On this foundation Jainism and vegetarianism are built.
Shall we for one moment see the effect of the belief and practise of these things from the separate angles of their subjective and objective consequences ?
Both Jainism and vegetarianism reverence the mind and soul, and the body. Abstention and self-discipline are fundamental ingredients in each of them. Mr. Jain has pointed out that his creed has in it the means to stop the festering sores of warfare and bring in the thousand years of peace.” Stopping of wars is not surely a negative act. It is regarded from one standpoint as a restriction of the "right" (if one may beg the use of the word to shew its manifest absurdity) of killing. But to stop killing is not a negation; it is and of necessity involves the conferment of the gift of life on those who would otherwise be doomed to become the victims of the lust of war. This is a matter very near our hearts in Europe, where only a decade ago the youngest and finest of the manhood of ten nations fell to the sword and drenched the Continent with their blood.
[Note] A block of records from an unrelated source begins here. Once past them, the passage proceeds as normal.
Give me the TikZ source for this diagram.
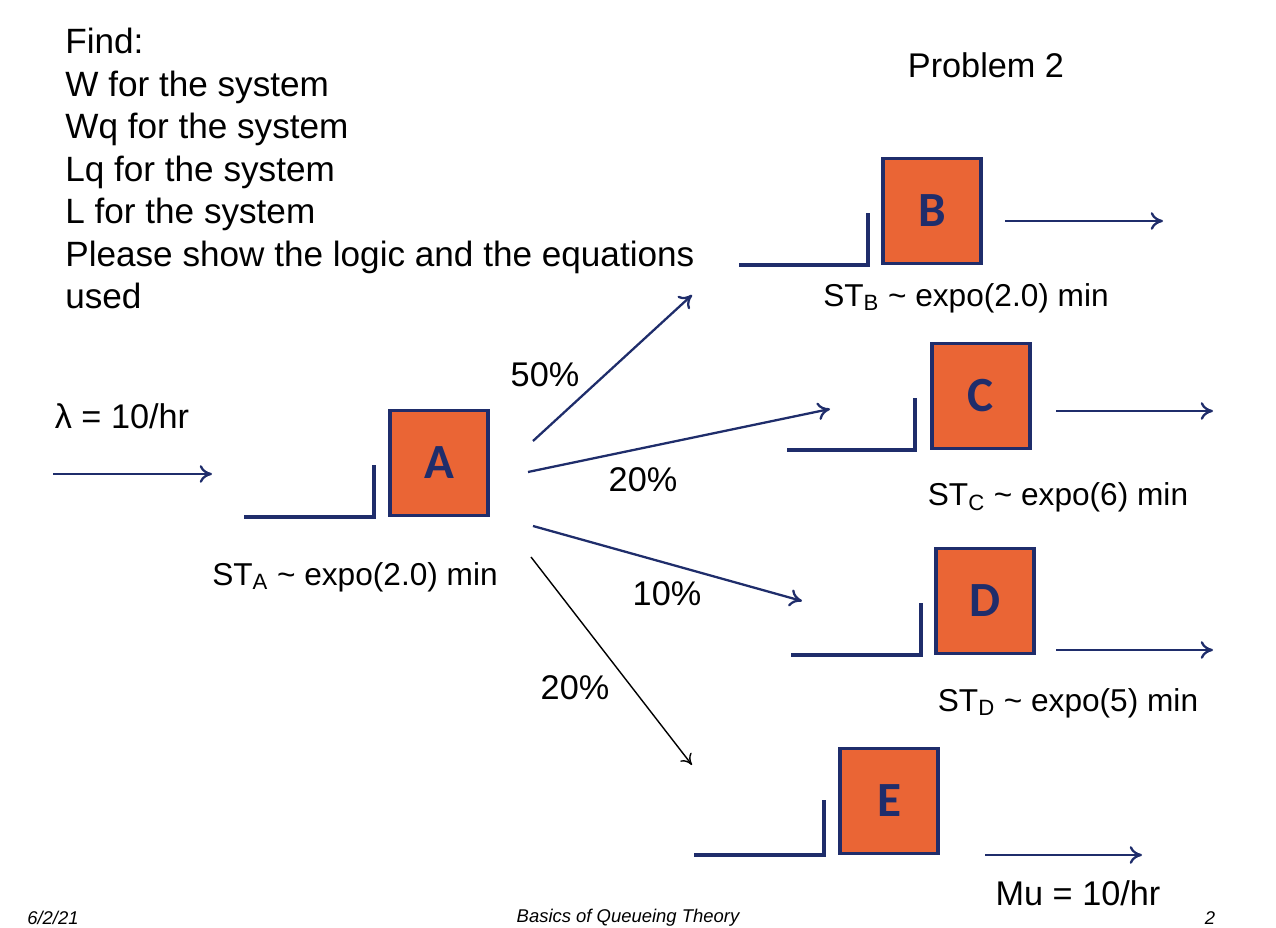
\documentclass[tikz,border=0pt]{standalone}
\usepackage{fontspec}
\usetikzlibrary{arrows.meta}
\setmainfont{Liberation Sans}
\newfontfamily\boxfont{Carlito}
\definecolor{navy}{HTML}{1F2D6B}
\definecolor{orng}{HTML}{EA6535}
\begin{document}
\begin{tikzpicture}[x=0.02cm,y=-0.02cm,
  srv/.style={draw=navy,line width=2.2pt,fill=orng,minimum width=1.96cm,minimum height=2.1cm,inner sep=0,font=\boxfont\bfseries\fontsize{28}{28}\selectfont,text=navy},
  que/.style={navy,line width=1.8pt},
  arr/.style={navy,line width=1.3pt,-{To[length=7pt,width=10pt]}},
  txt/.style={font=\fontsize{19.5}{23.8}\selectfont,inner sep=0},
  st/.style={font=\fontsize{18}{22}\selectfont,inner sep=0},
  foot/.style={font=\itshape\fontsize{10.5}{12}\selectfont,inner sep=0}]
\useasboundingbox (0,0) rectangle (1276,928);
% text
\node[font=\fontsize{20}{24.2}\selectfont,inner sep=0,anchor=north west,align=left] (find) at (65,28) {Find:\\W for the system\\Wq for the system\\Lq for the system\\L for the system\\Please show the logic and the equations\\used};
\node[txt] (prob) at (986,65) {Problem 2};
\node[txt] (lam) at (122,416) {λ = 10/hr};
\node[txt] (mu) at (1078,893) {Mu = 10/hr};
% servers
\node[srv] (A) at (439,463) {A};
\node[srv] (B) at (932,211) {B};
\node[srv] (C) at (981,396) {C};
\node[srv] (D) at (985,601) {D};
\node[srv] (E) at (889,801) {E};
% queues
\draw[que] (244,517) -- (374,517) -- (374,465);
\draw[que] (739,265) -- (868,265) -- (868,213);
\draw[que] (787,450) -- (915,450) -- (915,398);
\draw[que] (791,655) -- (921,655) -- (921,603);
\draw[que] (694,855) -- (824,855) -- (824,800);
% arrows
\coordinate (in0) at (53,474); \coordinate (in1) at (212,474);
\draw[arr] (in0) -- (in1);
\coordinate (bo0) at (1005,221); \coordinate (bo1) at (1163,221);
\draw[arr] (bo0) -- (bo1);
\coordinate (co0) at (1056,411); \coordinate (co1) at (1213,411);
\draw[arr] (co0) -- (co1);
\coordinate (do0) at (1056,650); \coordinate (do1) at (1213,650);
\draw[arr] (do0) -- (do1);
\coordinate (eo0) at (985,855); \coordinate (eo1) at (1142,855);
\draw[arr] (eo0) -- (eo1);
\coordinate (a1) at (533,441); \coordinate (b1) at (692,295);
\draw[arr] (a1) -- (b1);
\coordinate (a2) at (528,472); \coordinate (c1) at (830,409);
\draw[arr] (a2) -- (c1);
\coordinate (a3) at (533,526); \coordinate (d1) at (802,601);
\draw[arr] (a3) -- (d1);
\coordinate (a4) at (531,557); \coordinate (e1) at (692,765);
\draw[black,line width=0.8pt,-{To[length=6pt,width=8pt]}] (a4) -- (e1);
% labels
\node[txt] (p1) at (545,375) {50\%};
\node[txt] (p2) at (643,480) {20\%};
\node[txt] (p3) at (667,594) {10\%};
\node[txt] (p4) at (575,688) {20\%};
\node[st] (sa) at (355,577) {ST\textsubscript{A} \textasciitilde{} expo(2.0) min};
\node[st] (sb) at (966,298) {ST\textsubscript{B} \textasciitilde{} expo(2.0) min};
\node[st] (sc) at (1058,497) {ST\textsubscript{C} \textasciitilde{} expo(6) min};
\node[st] (sd) at (1068,703) {ST\textsubscript{D} \textasciitilde{} expo(5) min};
% footer
\node[foot,anchor=west] (f1) at (27,918) {6/2/21};
\node[foot] (f2) at (628,918) {Basics of Queueing Theory};
\node[foot] (f3) at (1210,918) {2};
\end{tikzpicture}
\end{document}
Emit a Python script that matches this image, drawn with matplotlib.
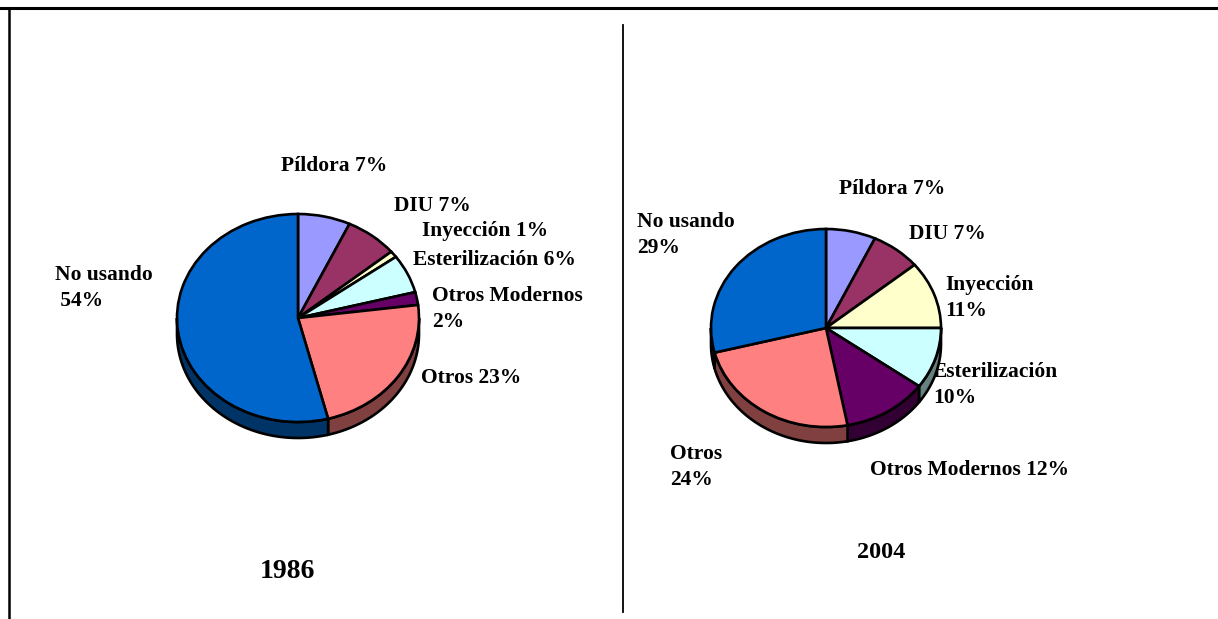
import numpy as np
import matplotlib.pyplot as plt
from matplotlib.patches import Polygon
from matplotlib.colors import to_rgb

plt.rcParams['font.family'] = ['Liberation Serif', 'DejaVu Serif']
plt.rcParams['font.weight'] = 'bold'

categorias = ['Píldora', 'DIU', 'Inyección', 'Esterilización',
              'Otros Modernos', 'Otros', 'No usando']
valores_1986 = [7, 7, 1, 6, 2, 23, 54]
valores_2004 = [7, 7, 11, 10, 12, 24, 29]
colores = ['#9999FF', '#993366', '#FFFFCC', '#CCFFFF',
           '#660066', '#FF8080', '#0066CC']

# separador entre nombre y porcentaje en cada etiqueta
sep_1986 = [' ', ' ', ' ', ' ', '\n', ' ', '\n ']
sep_2004 = [' ', ' ', '\n', '\n', ' ', '\n', '\n']

W, H = 1218, 619
fig = plt.figure(figsize=(W / 100, H / 100), dpi=100)

fondo = fig.add_axes([0, 0, 1, 1])
fondo.set_xlim(0, W)
fondo.set_ylim(H, 0)
fondo.axis('off')
fondo.plot([0, W], [8, 8], color='black', lw=2.2)
fondo.plot([9, 9], [8, H], color='black', lw=1.8)
fondo.plot([623, 623], [25, 612], color='black', lw=1.3)


def oscuro(c):
    return tuple(v * 0.5 for v in to_rgb(c))


def pastel3d(cx, cy, rx, ry, prof, valores):
    ax = fig.add_axes([(cx - 1.2 * rx) / W, 1 - (cy + 1.4 * ry) / H,
                       2.4 * rx / W, 2.6 * ry / H])
    ax.set_xlim(-1.2, 1.2)
    ax.set_ylim(-1.4, 1.2)
    ax.axis('off')
    d = prof / ry
    total = sum(valores)
    acum = np.cumsum([0] + list(valores)) / total
    for i, col in enumerate(colores):
        hi = 90 - acum[i] * 360
        lo = 90 - acum[i + 1] * 360
        s, e = max(lo, -180), min(hi, 0)
        if s < e:
            t = np.radians(np.linspace(s, e, 60))
            arriba = np.column_stack([np.cos(t), np.sin(t)])
            abajo = np.column_stack([np.cos(t[::-1]), np.sin(t[::-1]) - d])
            ax.add_patch(Polygon(np.vstack([arriba, abajo]), closed=True,
                                 facecolor=oscuro(col), edgecolor='black',
                                 lw=1.9, zorder=1))
    wedges, _ = ax.pie(valores, colors=colores, startangle=90,
                       counterclock=False, radius=1,
                       wedgeprops=dict(edgecolor='black', linewidth=1.9))
    for w in wedges:
        w.set_zorder(2)
    ax.set_aspect('auto')
    ax.set_xlim(-1.2, 1.2)
    ax.set_ylim(-1.4, 1.2)


pastel3d(298, 318, 121, 104, 16, valores_1986)
pastel3d(826, 328, 115, 99, 16, valores_2004)

fs = 15.5
et_1986 = [c + s + f'{v}%' for c, s, v in zip(categorias, sep_1986, valores_1986)]
et_2004 = [c + s + f'{v}%' for c, s, v in zip(categorias, sep_2004, valores_2004)]

# posiciones de las etiquetas (pixeles)
pos_1986 = [(334, 166, 'center'), (432, 206, 'center'), (485, 231, 'center'),
            (494, 260, 'center'), (432, 309, 'left'), (471, 378, 'center'),
            (55, 288, 'left')]
pos_2004 = [(892, 189, 'center'), (947, 234, 'center'), (945, 298, 'left'),
            (933, 385, 'left'), (970, 470, 'center'), (670, 467, 'left'),
            (637, 235, 'left')]

for txt, (x, y, ha) in zip(et_1986, pos_1986):
    fondo.text(x, y, txt, ha=ha, va='center', fontsize=fs,
               fontweight='bold', linespacing=1.35)
for txt, (x, y, ha) in zip(et_2004, pos_2004):
    fondo.text(x, y, txt, ha=ha, va='center', fontsize=fs,
               fontweight='bold', linespacing=1.35)

fondo.text(287, 572, '1986', ha='center', va='center', fontsize=20,
           fontweight='bold')
fondo.text(881, 553, '2004', ha='center', va='center', fontsize=17.5,
           fontweight='bold')

plt.savefig('out.png', dpi=100)
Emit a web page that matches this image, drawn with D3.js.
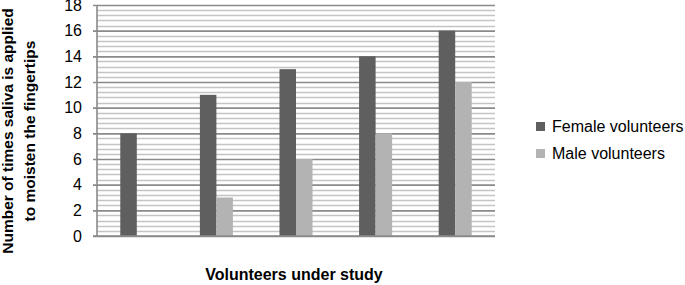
<!DOCTYPE html>
<html>
<head>
<meta charset="utf-8">
<script src="https://cdn.jsdelivr.net/npm/d3@7"></script>
<style>
  body { margin: 0; background: #fff; }
  svg { display: block; font-family: "Liberation Sans", Arial, sans-serif; }
</style>
</head>
<body>
<div id="chart"></div>
<script>
// data
var groups = ["1", "2", "3", "4", "5"];
var seriesNames = ["Female volunteers", "Male volunteers"];
var femaleValues = [8, 11, 13, 14, 16];
var maleValues = [0, 3, 6, 8, 12];
var yTicks = [0, 2, 4, 6, 8, 10, 12, 14, 16, 18];

var colors = ["#5f5f5f", "#b3b3b3"];

var w = 685;
var h = 285;
var plotLeft = 97, plotRight = 495, plotTop = 5, plotBottom = 236;

var rows = groups.map(function(g, i) {
  return { group: g, values: [femaleValues[i], maleValues[i]] };
});

var svg = d3.select('#chart')
  .append('svg')
    .attr('width', w)
    .attr('height', h);

var x0 = d3.scaleBand()
  .domain(groups)
  .range([plotLeft, plotRight])
  .paddingInner(0.585)
  .paddingOuter(0.2925);

var x1 = d3.scaleBand()
  .domain([0, 1])
  .range([0, x0.bandwidth()]);

var y = d3.scaleLinear()
  .domain([0, 18])
  .range([plotBottom, plotTop]);

// minor gridlines every 0.4
var minor = d3.range(0, 18.001, 0.4).filter(function(v) {
  return Math.abs(v / 2 - Math.round(v / 2)) > 0.01;
});
svg.append('g')
  .selectAll('line')
  .data(minor)
  .enter()
  .append('line')
    .attr('x1', plotLeft)
    .attr('x2', plotRight)
    .attr('y1', function(d) { return Math.round(y(d)) + 0.5; })
    .attr('y2', function(d) { return Math.round(y(d)) + 0.5; })
    .attr('stroke', '#c4c4c4')
    .attr('stroke-width', 1.5);

// y axis with major gridlines
var yAxis = svg.append('g')
  .attr('transform', 'translate(' + plotLeft + ',0)')
  .call(d3.axisLeft(y).tickValues(yTicks).tickSize(-(plotRight - plotLeft)).tickPadding(15));
yAxis.select('.domain').remove();
yAxis.selectAll('.tick line')
  .attr('x1', -4)
  .attr('stroke', '#8a8a8a')
  .attr('stroke-width', 1.6);
yAxis.selectAll('.tick text')
  .attr('font-size', 16)
  .attr('fill', '#000')
  .attr('font-family', '"Liberation Sans", Arial, sans-serif');

// left axis line
svg.append('line')
  .attr('x1', plotLeft).attr('x2', plotLeft)
  .attr('y1', plotTop).attr('y2', plotBottom)
  .attr('stroke', '#8a8a8a')
  .attr('stroke-width', 1.6);

// bars
var grp = svg.selectAll('.grp')
  .data(rows)
  .enter()
  .append('g')
    .attr('class', 'grp')
    .attr('transform', function(d) { return 'translate(' + x0(d.group) + ',0)'; });

grp.selectAll('rect')
  .data(function(d) { return d.values.map(function(v, i) { return { i: i, v: v }; }); })
  .enter()
  .append('rect')
    .attr('x', function(d) { return x1(d.i); })
    .attr('width', x1.bandwidth())
    .attr('y', function(d) { return y(d.v); })
    .attr('height', function(d) { return y(0) - y(d.v); })
    .attr('fill', function(d) { return colors[d.i]; });

// bottom axis line
svg.append('line')
  .attr('x1', plotLeft - 4).attr('x2', plotRight)
  .attr('y1', plotBottom).attr('y2', plotBottom)
  .attr('stroke', '#8a8a8a')
  .attr('stroke-width', 1.6);

// axis titles
var yTitle = svg.append('text')
  .attr('transform', 'translate(0,131) rotate(-90)')
  .attr('text-anchor', 'middle')
  .attr('font-weight', 'bold')
  .attr('font-size', 15.5);
yTitle.append('tspan').attr('x', 0).attr('y', 13).text('Number of times saliva is applied');
yTitle.append('tspan').attr('x', 0).attr('y', 35).text('to moisten the fingertips');

svg.append('text')
  .attr('x', 294)
  .attr('y', 280)
  .attr('text-anchor', 'middle')
  .attr('font-weight', 'bold')
  .attr('font-size', 16)
  .text('Volunteers under study');

// legend
var legend = svg.selectAll('.legend')
  .data(seriesNames)
  .enter()
  .append('g')
    .attr('class', 'legend')
    .attr('transform', function(d, i) { return 'translate(536,' + (122 + i * 27) + ')'; });

legend.append('rect')
  .attr('width', 9)
  .attr('height', 9)
  .attr('fill', function(d, i) { return colors[i]; });

legend.append('text')
  .attr('x', 16)
  .attr('y', 10)
  .attr('font-size', 16)
  .text(function(d) { return d; });
</script>
</body>
</html>
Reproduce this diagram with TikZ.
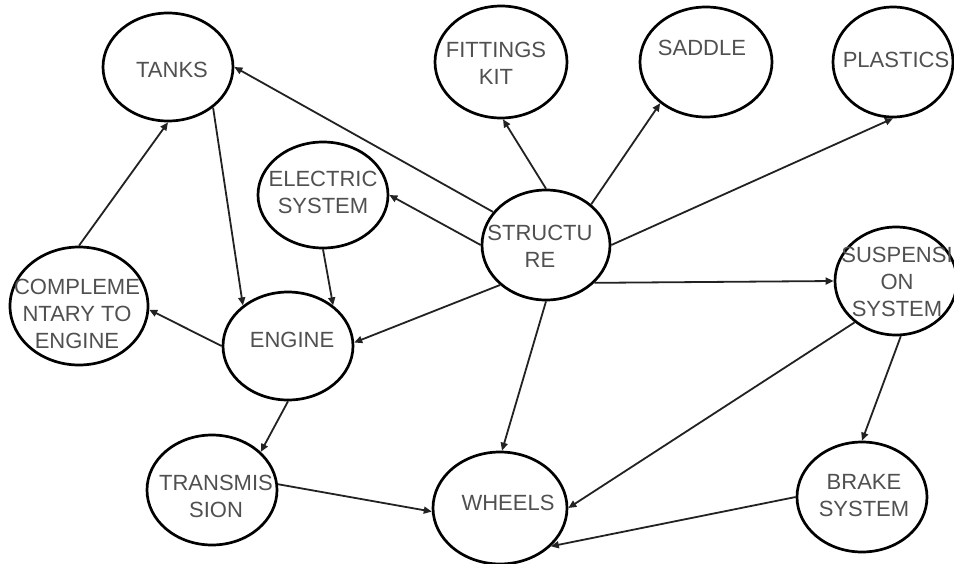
\documentclass[tikz,border=0pt]{standalone}
\usepackage{fontspec}
\setmainfont{Liberation Sans}
\usetikzlibrary{arrows.meta,shapes.geometric}
\definecolor{labelgray}{HTML}{505050}
\definecolor{linegray}{HTML}{222222}
\begin{document}
\begin{tikzpicture}[x=1pt,y=-1pt,
  bubble/.style={ellipse,draw=black,line width=2.7pt,fill=white,inner sep=0pt},
  caption/.style={text=labelgray,align=center,inner sep=0pt,
    font=\fontsize{22}{27}\selectfont},
  arr/.style={draw=linegray,line width=1.8pt,
    -{Triangle[length=8pt,width=7pt]}}]
\useasboundingbox (0,0) rectangle (954,563);
\fill[white] (0,0) rectangle (954,563);

% ellipses
\node[bubble,minimum width=130pt,minimum height=108pt] (tanks)    at (168,67)  {};
\node[bubble,minimum width=130pt,minimum height=106pt] (elec)     at (323,195) {};
\node[bubble,minimum width=132pt,minimum height=112pt] (fit)      at (501,62)  {};
\node[bubble,minimum width=132pt,minimum height=110pt] (saddle)   at (706,62)  {};
\node[bubble,minimum width=120pt,minimum height=110pt] (plastics) at (893,62)  {};
\node[bubble,minimum width=128pt,minimum height=110pt] (struct)   at (546,245) {};
\node[bubble,minimum width=122pt,minimum height=108pt] (susp)     at (896,281) {};
\node[bubble,minimum width=138pt,minimum height=118pt] (comp)     at (79,306)  {};
\node[bubble,minimum width=130pt,minimum height=108pt] (engine)   at (288,346) {};
\node[bubble,minimum width=130pt,minimum height=110pt] (trans)    at (212,490) {};
\node[bubble,minimum width=134pt,minimum height=112pt] (wheels)   at (500,508) {};
\node[bubble,minimum width=130pt,minimum height=110pt] (brake)    at (862,497) {};

% labels
\node[caption] (tanks-t)    at (172,70)  {TANKS};
\node[caption] (elec-t)     at (323,192) {ELECTRIC\\SYSTEM};
\node[caption] (fit-t)      at (496,63)  {FITTINGS\\KIT};
\node[caption] (saddle-t)   at (702,48)  {SADDLE};
\node[caption] (plastics-t) at (896,60)  {PLASTICS};
\node[caption] (struct-t)   at (540,246) {STRUCTU\\RE};
\node[caption] (susp-t)     at (897,282) {SUSPENSI\\ON\\SYSTEM};
\node[caption] (comp-t)     at (77,314)  {COMPLEME\\NTARY TO\\ENGINE};
\node[caption] (engine-t)   at (292,340) {ENGINE};
\node[caption] (trans-t)    at (216,496) {TRANSMIS\\SION};
\node[caption] (wheels-t)   at (508,503) {WHEELS};
\node[caption] (brake-t)    at (864,496) {BRAKE\\SYSTEM};

% connectors
\draw[arr] (struct.148) -- (tanks.0);
\draw[arr] (comp.90) -- (tanks.-90);
\draw[arr] (tanks.-42) -- (engine.138);
\draw[arr] (elec.-90) -- (engine.42);
\draw[arr] (struct.180) -- (elec.0);
\draw[arr] (struct.90) -- (fit.-88);
\draw[arr] (struct.42) -- (saddle.222);
\draw[arr] (struct.0) -- (plastics.-90);
\draw[arr] (struct.-38) -- (susp.180);
\draw[arr] (struct.221) -- (engine.3);
\draw[arr] (struct.-90) -- (wheels.88);
\draw[arr] (engine.180) -- (comp.-3);
\draw[arr] (engine.-90) -- (trans.38);
\draw[arr] (trans.5) -- (wheels.183);
\draw[arr] (susp.-135) -- (wheels.0);
\draw[arr] (susp.-85) -- (brake.90);
\draw[arr] (brake.180) -- (wheels.-37);
\end{tikzpicture}
\end{document}
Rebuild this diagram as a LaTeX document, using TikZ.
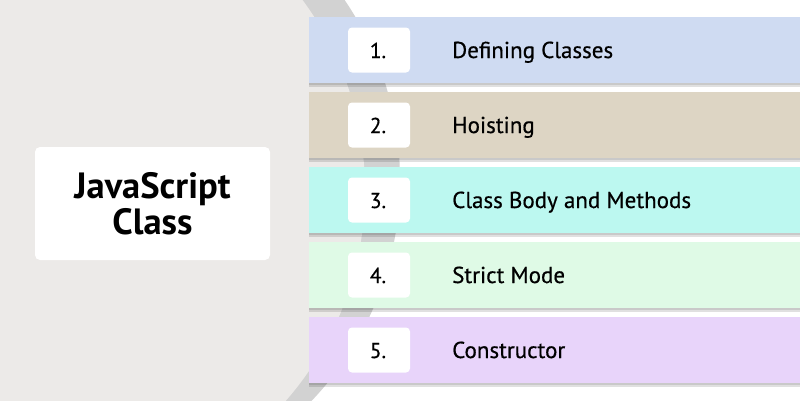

Equally so is it near our hearts to denounce the killing for meat of the weak and helpless animals, which fall to the slaughterer's axe every year, and the poor, defenceless creatures which day after day make sport under the grandiloquent title of "science" for the vivisectionist.
If Jainism and vegetarianism are negations, because they recognise that non-injuring is the highest religion and therefore cannot tolerate certain acts of destruction to be performed under their aegis, they are negations which accomplish more for the good of the human race than a multitude of other deeds.